You get the versatility of a hatchback with the unbeatable reliability of a Corolla. It’s the perfect car for students, city dwellers, or anyone needing a practical, cheap-to-run vehicle. Just ignore the badge and focus on the Toyota engineering underneath.
Key Model Comparison Table
| Model (Years) | Price Bracket | Why It’s Reliable | Key Thing to Check |
|---|---|---|---|
| Toyota Corolla (2010-2017) | Under $10,000 | Legendary 1.8L engine and simple 4-speed auto | Consistent oil change history |
| Honda Accord 4-Cyl (2008-2012) | Under $10,000 | Bulletproof K24 engine and robust 5-speed auto | VTC actuator rattle on cold start |
| Honda CR-V (2007-2011) | Under $10,000 | Shared K24 engine with Accord; solid build quality | Rear differential fluid service history |
| Toyota Camry 4-Cyl (2002-2006) | Under $5,000 | Extremely durable 2.4L engine and drivetrain | Signs of excessive oil consumption |
| Pontiac Vibe (2003-2008) | Under $5,000 | It’s a Toyota Corolla/Matrix in disguise | Basic rust and suspension wear |
My Secrets to Finding a Genuinely Reliable Car
Picking the right model is half the battle. The other half is picking the *right example* of that model. Here are my hard-won tips to avoid bringing home a lemon.

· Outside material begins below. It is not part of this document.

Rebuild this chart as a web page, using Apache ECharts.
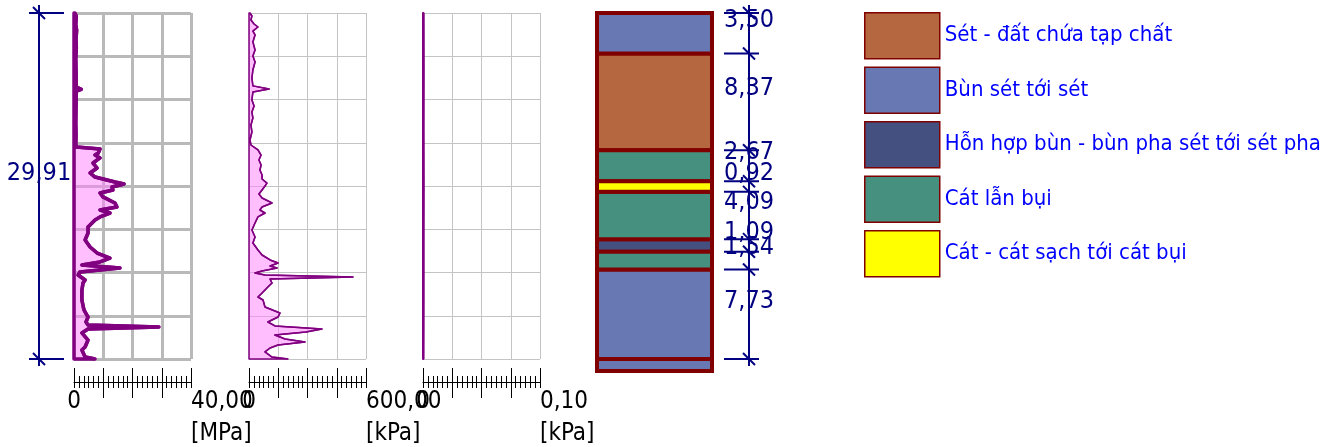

- Prioritize Maintenance Records Over Mileage: I would rather buy a car with 150,000 miles and a folder full of service receipts than a car with 80,000 miles and no history. Records prove the previous owner cared. Look for regular oil changes, transmission fluid services, and timing belt replacements (if applicable).
- Pay for a Pre-Purchase Inspection (PPI): This is the best $150-$250 you will ever spend. Have an independent mechanic you trust put the car on a lift. They will spot rust, leaks, and pending repairs that you would never see in a test drive. This is non-negotiable.
- The “Cold Start” Test: Always insist on starting the car yourself when the engine is completely cold. A car that has been pre-warmed by the seller can hide a multitude of sins, like piston slap, lifter tick, or that infamous Honda VTC rattle. A healthy engine should start easily and settle into a smooth idle.
- My Big Mistake: Early in my car-buying days, I fell for a shiny, low-mileage European sedan. It looked great and drove beautifully on the test drive. I skipped the PPI because it “looked so clean.” A month later, a transmission warning light came on, leading to a $4,000 repair bill that was more than half of what I paid for the car. I learned that complexity is the enemy of cheap reliability. Never, ever skip the PPI.
Frequently Asked Questions
Is mileage or age more important when buying a used car?
For these reliable models, a complete service history is more important than either. However, if forced to choose, I’d favor a newer car with higher highway mileage over an older, low-mileage car that sat for long periods, as seals and rubber components can dry out from lack of use.
Should I buy from a private seller or a dealership?
You can often get a better price from a private seller, and you get to meet the person who drove the car. However, there’s no warranty or legal recourse. Dealerships offer some protection but usually at a higher price. In either case, a pre-purchase inspection is your ultimate protection.
Are Japanese cars always more reliable than American cars?
Not always, but historically, brands like Toyota and Honda have built their reputation on it. The key is to research the specific model and powertrain. As my list shows, a well-chosen Ford Fusion can be just as dependable as its Japanese counterparts, while some complex Japanese models can be problematic.
What about Nissan, Hyundai, or Kia?
While these brands have improved dramatically, many of their affordable models from the 2010-2015 era used Continuously Variable Transmissions (CVTs) that have a reputation for premature failure. While not all are bad, the risk is higher, which is why they didn’t make my top-tier list for these specific budget brackets.